Rejection of the Bardmesses' Arguments
In addressing the Bardmesses' contentions regarding the necessity of the "Buyer's Notice," the court systematically dismantled their arguments. The court found that the language of the arbitration provision did not support the assertion that arbitration was contingent upon the notice being provided. It reasoned that the structure of the arbitration clause indicated that even without a notice, the parties had agreed to arbitrate disputes related to the Purchase Agreement. The court also rejected the argument that the requirement for a notice was intended to protect the escrow holder from litigation, noting that the agreement itself allowed for the escrow holder to seek interpleader relief if necessary. Moreover, the court found no compelling rationale as to why the parties would want to limit arbitration only to cases where a Buyer’s Notice was given, emphasizing that such a limitation would contradict the broad intent of the arbitration provision.

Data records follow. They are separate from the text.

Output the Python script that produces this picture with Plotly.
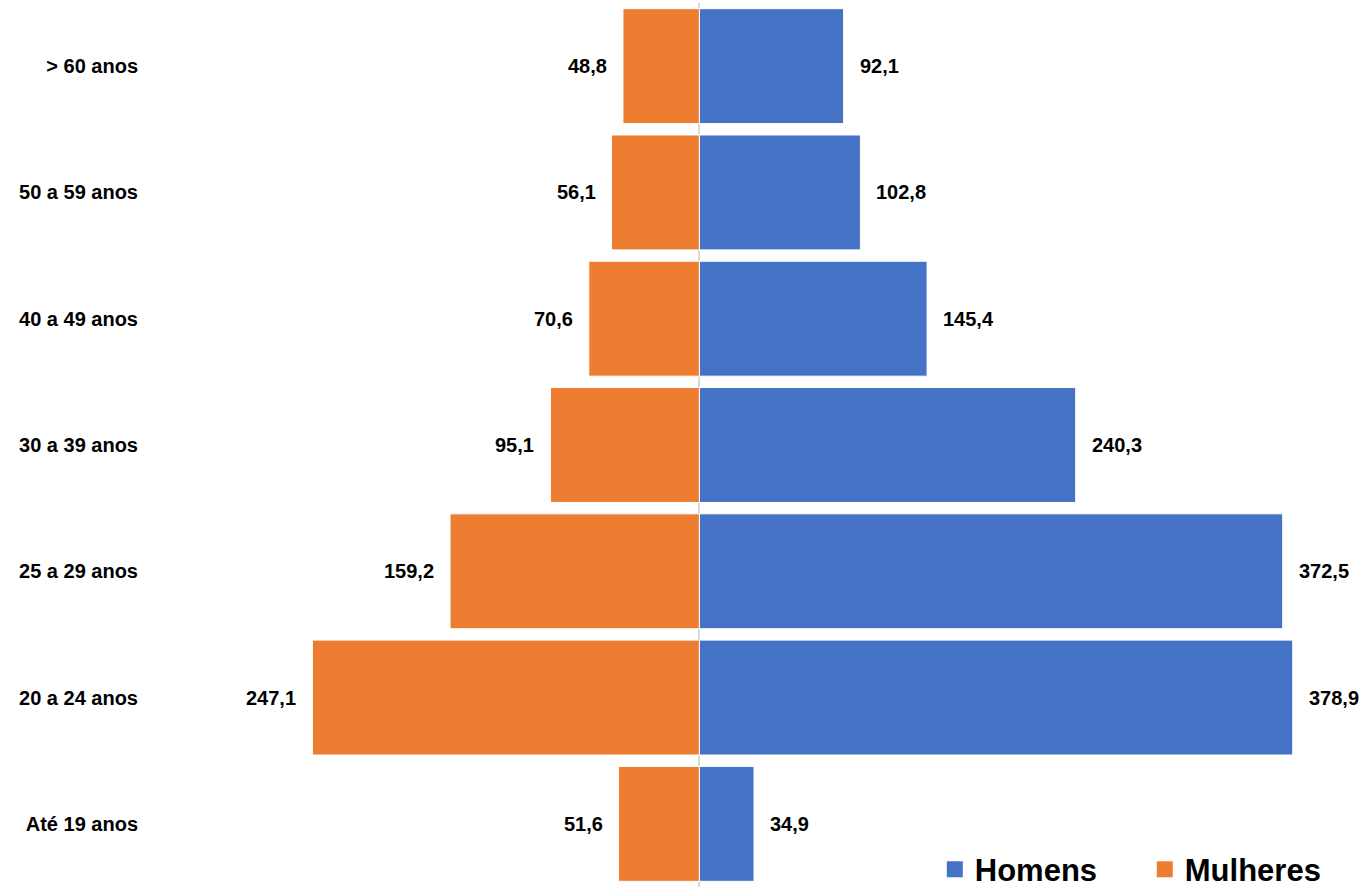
import plotly.graph_objects as go

categorias = ["Até 19 anos", "20 a 24 anos", "25 a 29 anos", "30 a 39 anos",
              "40 a 49 anos", "50 a 59 anos", "> 60 anos"]
homens = [34.9, 378.9, 372.5, 240.3, 145.4, 102.8, 92.1]
mulheres = [51.6, 247.1, 159.2, 95.1, 70.6, 56.1, 48.8]

AZUL = "#4472C4"
LARANJA = "#ED7D31"
FONTE = "Liberation Sans"

def fmt(v):
    return f"{v:.1f}".replace(".", ",")

fig = go.Figure()
fig.add_trace(go.Bar(y=categorias, x=homens, orientation="h", width=0.91,
                     marker=dict(color=AZUL, line=dict(color="white", width=1)),
                     name="Homens", showlegend=False, hoverinfo="skip"))
fig.add_trace(go.Bar(y=categorias, x=[-v for v in mulheres], orientation="h", width=0.91,
                     marker=dict(color=LARANJA, line=dict(color="white", width=1)),
                     name="Mulheres", showlegend=False, hoverinfo="skip"))
# legend entries
fig.add_trace(go.Scatter(x=[None], y=[None], mode="markers", name="Homens",
                         marker=dict(symbol="square", size=20, color=AZUL)))
fig.add_trace(go.Scatter(x=[None], y=[None], mode="markers", name="Mulheres",
                         marker=dict(symbol="square", size=20, color=LARANJA)))

for c, h, m in zip(categorias, homens, mulheres):
    fig.add_annotation(x=h, y=c, text=fmt(h), showarrow=False, xanchor="left",
                       xshift=14, font=dict(family=FONTE, size=20, color="black", weight="bold"))
    fig.add_annotation(x=-m, y=c, text=fmt(m), showarrow=False, xanchor="right",
                       xshift=-14, font=dict(family=FONTE, size=20, color="black", weight="bold"))

fig.update_layout(
    width=1366, height=887,
    margin=dict(l=145, r=10, t=3, b=0, autoexpand=False),
    barmode="overlay",
    plot_bgcolor="white", paper_bgcolor="white",
    font=dict(family=FONTE, color="black"),
    xaxis=dict(range=[-354, 419.3], showgrid=False, showticklabels=False,
               zeroline=True, zerolinecolor="#d9d9d9", zerolinewidth=2, fixedrange=True),
    yaxis=dict(categoryorder="array", categoryarray=categorias, showgrid=False,
               range=[-0.5, 6.5], ticks="", ticklabelstandoff=6,
               tickfont=dict(family=FONTE, size=20, color="black", weight="bold")),
    legend=dict(orientation="h", x=0.999, xanchor="right", y=-0.011, yanchor="bottom",
                font=dict(family=FONTE, size=31, color="black", weight="bold"),
                bgcolor="rgba(0,0,0,0)", entrywidth=165),
    showlegend=True,
)

fig.write_html("out.html")
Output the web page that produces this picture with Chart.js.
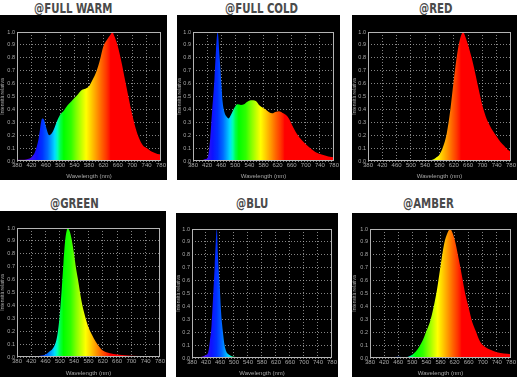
<!DOCTYPE html>
<html><head><meta charset="utf-8">
<script src="https://cdn.jsdelivr.net/npm/chart.js@4"></script>
<style>
html,body{margin:0;padding:0;background:#fff}
body{width:519px;height:380px;overflow:hidden;position:relative;font-family:"Liberation Sans",Arial,sans-serif}
.title{position:absolute;font-family:"DejaVu Sans Condensed","DejaVu Sans",sans-serif;font-weight:bold;font-stretch:condensed;font-size:14.5px;line-height:1;color:#4a4a4a;transform:translateX(-50%) scaleX(0.78);transform-origin:0 0;white-space:nowrap}
.box{position:absolute;background:#000}
canvas{display:block}
</style></head><body>
<script>
// ---- data ----
const titles = ["@FULL WARM", "@FULL COLD", "@RED", "@GREEN", "@BLU", "@AMBER"];
const xTicks = [380, 420, 460, 500, 540, 580, 620, 660, 700, 740, 780];
const yTicks = [0.0, 0.1, 0.2, 0.3, 0.4, 0.5, 0.6, 0.7, 0.8, 0.9, 1.0];

const wlWarm = [380,400,410,420,430,440,450,455,460,470,480,490,500,510,520,530,540,550,560,570,580,590,600,610,620,630,640,645,650,660,670,680,690,700,710,720,730,740,750,760,770,780];
const warm   = [0.01,0.01,0.015,0.03,0.07,0.17,0.33,0.32,0.27,0.20,0.23,0.30,0.36,0.39,0.43,0.46,0.49,0.52,0.55,0.56,0.58,0.63,0.69,0.78,0.89,0.94,0.98,1.0,0.97,0.89,0.77,0.63,0.49,0.36,0.25,0.17,0.12,0.10,0.08,0.065,0.055,0.05];

const wlCold = [380,400,410,416,422,429,434,441,445,450,455,460,464,469,475,481,488,497,506,516,525,534,544,558,569,586,595,605,614,624,633,642,652,661,675,689,708,727,745,764,780];
const cold   = [0.005,0.005,0.01,0.015,0.03,0.18,0.38,0.64,0.85,1.0,0.82,0.62,0.46,0.38,0.345,0.33,0.36,0.41,0.44,0.435,0.44,0.46,0.47,0.465,0.43,0.40,0.38,0.37,0.38,0.385,0.375,0.36,0.33,0.28,0.21,0.16,0.11,0.07,0.05,0.035,0.03];

const wlRed = [380,500,540,560,570,580,590,600,610,620,630,640,647,650,660,670,680,690,700,710,720,730,740,750,760,770,780];
const red   = [0,0,0.003,0.01,0.025,0.05,0.11,0.21,0.39,0.63,0.84,0.97,1.0,0.98,0.90,0.80,0.68,0.55,0.43,0.34,0.28,0.23,0.19,0.15,0.12,0.09,0.07];

const wlGreen = [380,420,440,460,470,480,490,495,500,505,510,515,520,522,525,530,535,540,545,550,560,570,580,590,600,610,620,640,660,700,740,780];
const green   = [0,0.003,0.008,0.02,0.04,0.065,0.13,0.21,0.34,0.52,0.73,0.91,0.99,1.0,0.99,0.95,0.88,0.79,0.69,0.61,0.44,0.32,0.23,0.17,0.12,0.08,0.05,0.03,0.02,0.01,0.006,0.004];

const wlBlu = [380,408,417,426,431,436,440,445,451,454,459,463,468,473,477,486,500,520,540,780];
const blu   = [0.003,0.01,0.02,0.04,0.13,0.26,0.46,0.72,1.0,0.80,0.57,0.36,0.21,0.10,0.057,0.026,0.01,0.004,0,0];

const wlAmber = [380,440,460,480,500,510,520,530,540,550,560,570,580,590,600,608,610,620,630,640,650,660,670,680,690,700,720,740,760,780];
const amber   = [0.003,0.005,0.01,0.005,0.025,0.05,0.09,0.14,0.21,0.28,0.39,0.53,0.71,0.88,0.97,1.0,0.995,0.92,0.79,0.65,0.50,0.39,0.28,0.21,0.14,0.10,0.065,0.045,0.035,0.03];

const seriesWl = [wlWarm, wlCold, wlRed, wlGreen, wlBlu, wlAmber];
const seriesVal = [warm, cold, red, green, blu, amber];

// ---- styling ----
const specWl  = [380,400,420,435,450,465,475,485,493,500,510,530,545,560,572,585,600,615,628,636,640,780];
const specCol = ['#7800a8','#6a00c8','#3a10ee','#1010ff','#0030ff','#0068ff','#00a0ff','#00dcff','#00ffb4','#00ff50','#00ff00','#30ff00','#80ff00','#c8ff00','#ffff00','#ffd200','#ff9c00','#ff6400','#ff3800','#ff1800','#ff0000','#ff0000'];

// layout: title center x, title top, box [x,y,w,h], plot insets [left(yAxisW), top, right, bottom(xAxisH)]
const layouts = [
  {tx:73.5, ty:1,   box:[0,15,167,165],   ins:[17,17,6,19]},
  {tx:261,  ty:1,   box:[177,15,163,165], ins:[16,17,4,19]},
  {tx:435.5,ty:1,   box:[352,15,165,165], ins:[16,17,5,19]},
  {tx:74,   ty:196, box:[0,211,166,166],  ins:[17,17,5,20]},
  {tx:252,  ty:196, box:[176,213,162,164],ins:[16,16,2,19]},
  {tx:428.5,ty:196, box:[352,213,165,164],ins:[18,16,5,19]}
];

Chart.defaults.font.family = '"Liberation Sans", Arial, sans-serif';

const framePlugin = {
  id: 'frame',
  afterDatasetsDraw(chart) {
    const a = chart.chartArea, c = chart.ctx;
    c.save();
    c.strokeStyle = '#b4b4b4';
    c.lineWidth = 1;
    c.strokeRect(Math.round(a.left) + 0.5, Math.round(a.top) + 0.5, Math.round(a.right - a.left) - 1, Math.round(a.bottom - a.top) - 1);
    c.restore();
  }
};

titles.forEach((t, i) => {
  const L = layouts[i];
  const td = document.createElement('div');
  td.className = 'title';
  td.textContent = t;
  td.style.left = L.tx + 'px';
  td.style.top = L.ty + 'px';
  document.body.appendChild(td);
  // center after condensing
  const w = td.getBoundingClientRect().width;
  td.style.transform = 'scaleX(0.78)';
  td.style.left = (L.tx - w / 2) + 'px';

  const bd = document.createElement('div');
  bd.className = 'box';
  bd.style.left = L.box[0] + 'px';
  bd.style.top = L.box[1] + 'px';
  bd.style.width = L.box[2] + 'px';
  bd.style.height = L.box[3] + 'px';
  const cv = document.createElement('canvas');
  cv.width = L.box[2]; cv.height = L.box[3];
  cv.style.width = L.box[2] + 'px'; cv.style.height = L.box[3] + 'px';
  bd.appendChild(cv);
  document.body.appendChild(bd);

  const wl = seriesWl[i], vals = seriesVal[i];
  new Chart(cv, {
    type: 'line',
    data: {
      datasets: [{
        data: wl.map((w, k) => ({x: w, y: vals[k]})),
        fill: 'origin',
        borderColor: 'rgba(0,0,0,0)',
        borderWidth: 0,
        pointRadius: 0,
        cubicInterpolationMode: 'monotone',
        backgroundColor: (ctx) => {
          const ch = ctx.chart;
          if (!ch.chartArea || !ch.scales.x) return '#f00';
          const xs = ch.scales.x;
          const x0 = xs.getPixelForValue(xTicks[0]);
          const x1 = xs.getPixelForValue(xTicks[xTicks.length - 1]);
          const g = ch.ctx.createLinearGradient(x0, 0, x1, 0);
          specWl.forEach((w, k) => g.addColorStop((w - 380) / 400, specCol[k]));
          return g;
        }
      }]
    },
    options: {
      responsive: false,
      animation: false,
      devicePixelRatio: 1,
      layout: {padding: {left: 0, top: L.ins[1], right: L.ins[2], bottom: 0}},
      plugins: {legend: {display: false}, tooltip: {enabled: false}},
      scales: {
        x: {
          type: 'linear',
          min: xTicks[0], max: xTicks[xTicks.length - 1],
          afterFit: (s) => { s.height = L.ins[3]; },
          afterBuildTicks: (s) => { s.ticks = xTicks.map(v => ({value: v})); },
          ticks: {color: '#a8a8a8', font: {size: 6}, padding: 1, maxRotation: 0, autoSkip: false, callback: v => String(v)},
          grid: {color: 'rgba(190,190,190,0.7)', lineWidth: 1, drawTicks: false},
          border: {display: false, dash: [1, 2]},
          title: {display: true, text: 'Wavelength (nm)', color: '#a8a8a8', font: {size: 6}, padding: {top: 0, bottom: 0}}
        },
        y: {
          type: 'linear',
          min: 0, max: 1,
          afterFit: (s) => { s.width = L.ins[0]; },
          afterBuildTicks: (s) => { s.ticks = yTicks.map(v => ({value: v})); },
          ticks: {color: '#a8a8a8', font: {size: 5.5}, padding: 2, autoSkip: false, callback: v => Number(v).toFixed(1)},
          grid: {color: 'rgba(190,190,190,0.7)', lineWidth: 1, drawTicks: false},
          border: {display: false, dash: [1, 2]},
          title: {display: true, text: 'Intensità relativa', color: '#a8a8a8', font: {size: 5}, padding: {top: 0, bottom: 0}}
        }
      }
    },
    plugins: [framePlugin]
  });
});
</script>
</body></html>
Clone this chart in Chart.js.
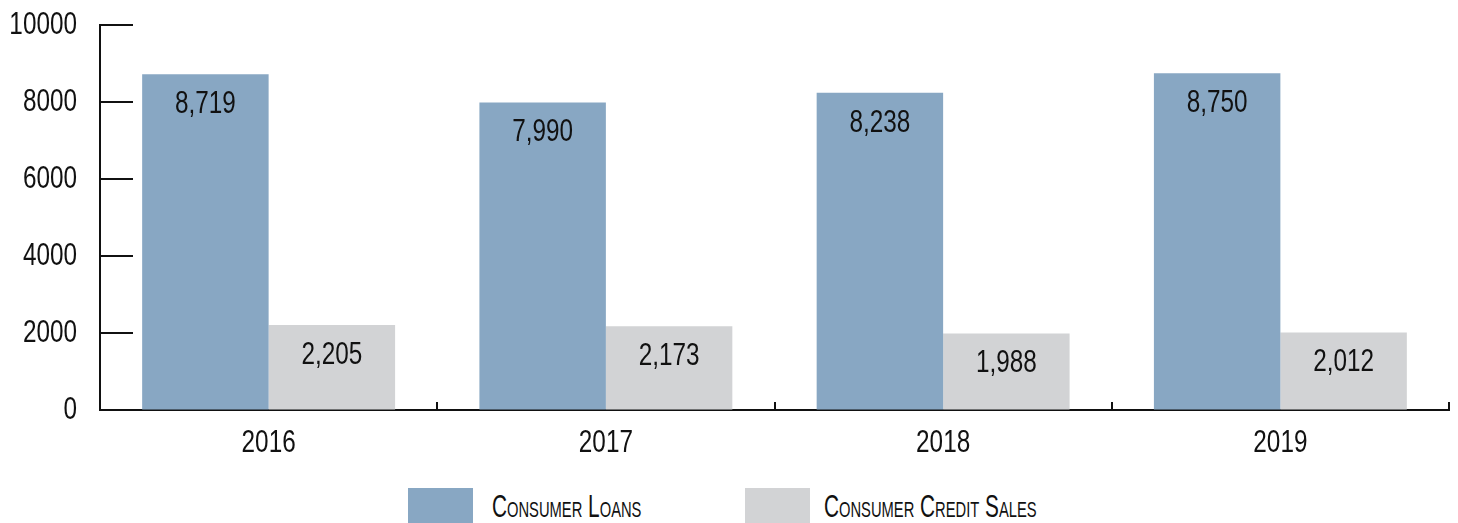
<!DOCTYPE html>
<html>
<head>
<meta charset="utf-8">
<script src="https://cdn.jsdelivr.net/npm/chart.js@4/dist/chart.umd.min.js"></script>
<style>
  html, body { margin: 0; padding: 0; background: #fff; overflow: hidden; }
  #wrap { position: relative; width: 1458px; height: 523px; }
  #holder { position: absolute; left: 0; top: 0; width: 1458px; height: 488px; }
  #legend { position: absolute; left: 0; top: 488px; width: 1458px; height: 35px; }
  .item { position: absolute; top: 0; height: 35px; }
  .box { position: absolute; left: 0; top: 0; width: 65px; height: 40px; }
  .txt { position: absolute; top: 0; line-height: 38px; white-space: nowrap;
         font-family: 'Liberation Sans', Arial, sans-serif;
         font-size: 31px; font-variant: small-caps; color: #111;
         transform: scaleX(0.67); transform-origin: left center; }
</style>
</head>
<body>
<div id="wrap">
  <div id="holder"><canvas id="chart"></canvas></div>
  <div id="legend"></div>
</div>
<script>
'use strict';
/*------------------------------------*\
     Données
\*------------------------------------*/
var annees = ['2016', '2017', '2018', '2019'];
var pretsConso = [8719, 7990, 8238, 8750];
var ventesCredit = [2205, 2173, 1988, 2012];
var nomsSeries = ['Consumer Loans', 'Consumer Credit Sales'];
var couleurs = ['#88a7c3', '#d2d3d5'];
var ticksY = [0, 2000, 4000, 6000, 8000, 10000];

var police = "'Liberation Sans', Arial, sans-serif";
var serrage = 0.76; // pas de police condensée : on resserre le texte

/*------------------------------------*\
     Plugin : texte resserré horizontalement
\*------------------------------------*/
var texteEtroit = {
  id: 'texteEtroit',
  beforeInit: function(chart) {
    var ctx = chart.ctx;
    var fill = ctx.fillText.bind(ctx);
    ctx.fillText = function(txt, x, y, maxW) {
      ctx.save();
      ctx.translate(x, y);
      ctx.scale(serrage, 1);
      if (maxW !== undefined) {
        fill(txt, 0, 0, maxW / serrage);
      } else {
        fill(txt, 0, 0);
      }
      ctx.restore();
    };
  }
};

/*------------------------------------*\
     Plugin : petits traits vers l'intérieur
\*------------------------------------*/
var traitsAxes = {
  id: 'traitsAxes',
  afterDraw: function(chart) {
    var ctx = chart.ctx;
    var y = chart.scales.y;
    var x = chart.scales.x;
    ctx.save();
    ctx.strokeStyle = '#111';
    ctx.lineWidth = 2;
    ctx.beginPath();
    ticksY.forEach(function(v) {
      var py = Math.round(y.getPixelForValue(v));
      ctx.moveTo(x.left, py);
      ctx.lineTo(x.left + 33, py);
    });
    // séparations entre années
    for (var i = 1; i <= annees.length; i++) {
      var px = Math.round(x.getPixelForValue(i - 0.5));
      ctx.moveTo(px, y.bottom);
      ctx.lineTo(px, y.bottom - 8);
    }
    ctx.stroke();
    ctx.restore();
  }
};

/*------------------------------------*\
     Plugin : valeurs dans les barres
\*------------------------------------*/
var valeursBarres = {
  id: 'valeursBarres',
  afterDatasetsDraw: function(chart) {
    var ctx = chart.ctx;
    ctx.save();
    ctx.font = '32px ' + police;
    ctx.fillStyle = '#111';
    ctx.textAlign = 'center';
    ctx.textBaseline = 'middle';
    chart.data.datasets.forEach(function(ds, i) {
      chart.getDatasetMeta(i).data.forEach(function(bar, j) {
        ctx.fillText(ds.data[j].toLocaleString('en-US'), bar.x, bar.y + 30);
      });
    });
    ctx.restore();
  }
};

var chart = new Chart(document.getElementById('chart'), {
  type: 'bar',
  data: {
    labels: annees,
    datasets: [{
      label: nomsSeries[0],
      data: pretsConso,
      backgroundColor: couleurs[0]
    }, {
      label: nomsSeries[1],
      data: ventesCredit,
      backgroundColor: couleurs[1]
    }]
  },
  options: {
    responsive: true,
    maintainAspectRatio: false,
    animation: false,
    layout: { padding: { top: 25, right: 9, left: 0, bottom: 0 } },
    datasets: { bar: { categoryPercentage: 0.75, barPercentage: 1 } },
    plugins: {
      legend: { display: false },
      tooltip: { enabled: false }
    },
    scales: {
      x: {
        grid: { display: true, drawOnChartArea: false, drawTicks: false },
        border: { display: true, color: '#111', width: 2 },
        ticks: { color: '#111', font: { family: police, size: 32 }, padding: 14 },
        afterFit: function(s) { s.height = 78; }
      },
      y: {
        min: 0,
        max: 10000,
        grid: { display: true, drawOnChartArea: false, drawTicks: false },
        border: { display: true, color: '#111', width: 2 },
        ticks: {
          stepSize: 2000,
          color: '#111',
          font: { family: police, size: 32 },
          padding: 23,
          callback: function(v) { return String(v); }
        },
        afterFit: function(s) {
          s.width = 100;
          s.paddingTop = 0;
          s.paddingBottom = 0;
        }
      }
    }
  },
  plugins: [texteEtroit, traitsAxes, valeursBarres]
});

/*------------------------------------*\
     Légende (HTML, petites capitales)
\*------------------------------------*/
var legende = document.getElementById('legend');
var posBoites = [408, 745];
var posTextes = [492, 824];
nomsSeries.forEach(function(nom, i) {
  var it = document.createElement('div');
  it.className = 'item';
  it.style.left = posBoites[i] + 'px';
  var b = document.createElement('div');
  b.className = 'box';
  b.style.background = couleurs[i];
  var t = document.createElement('div');
  t.className = 'txt';
  t.style.left = (posTextes[i] - posBoites[i]) + 'px';
  t.textContent = nom;
  it.appendChild(b);
  it.appendChild(t);
  legende.appendChild(it);
});
</script>
</body>
</html>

Conclusion of the Court's Analysis
Ultimately, the court concluded that the trial court had erred in denying Bosa's motion to compel arbitration. It determined that the Bardmesses' claims regarding the liquidated damages provision and the return of their deposits were indeed subject to arbitration as outlined in the Purchase Agreement. The court's interpretation favored a comprehensive approach to the arbitration clause, viewing it as designed to encompass all pre-closing disputes arising from the agreement. This decision reinforced the legal principle that parties should be held to their contractual commitments, particularly in regard to arbitration agreements, which are meant to streamline the resolution of disputes. As a result, the court reversed the lower court's decision, allowing for arbitration to proceed as specified in the Purchase Agreement.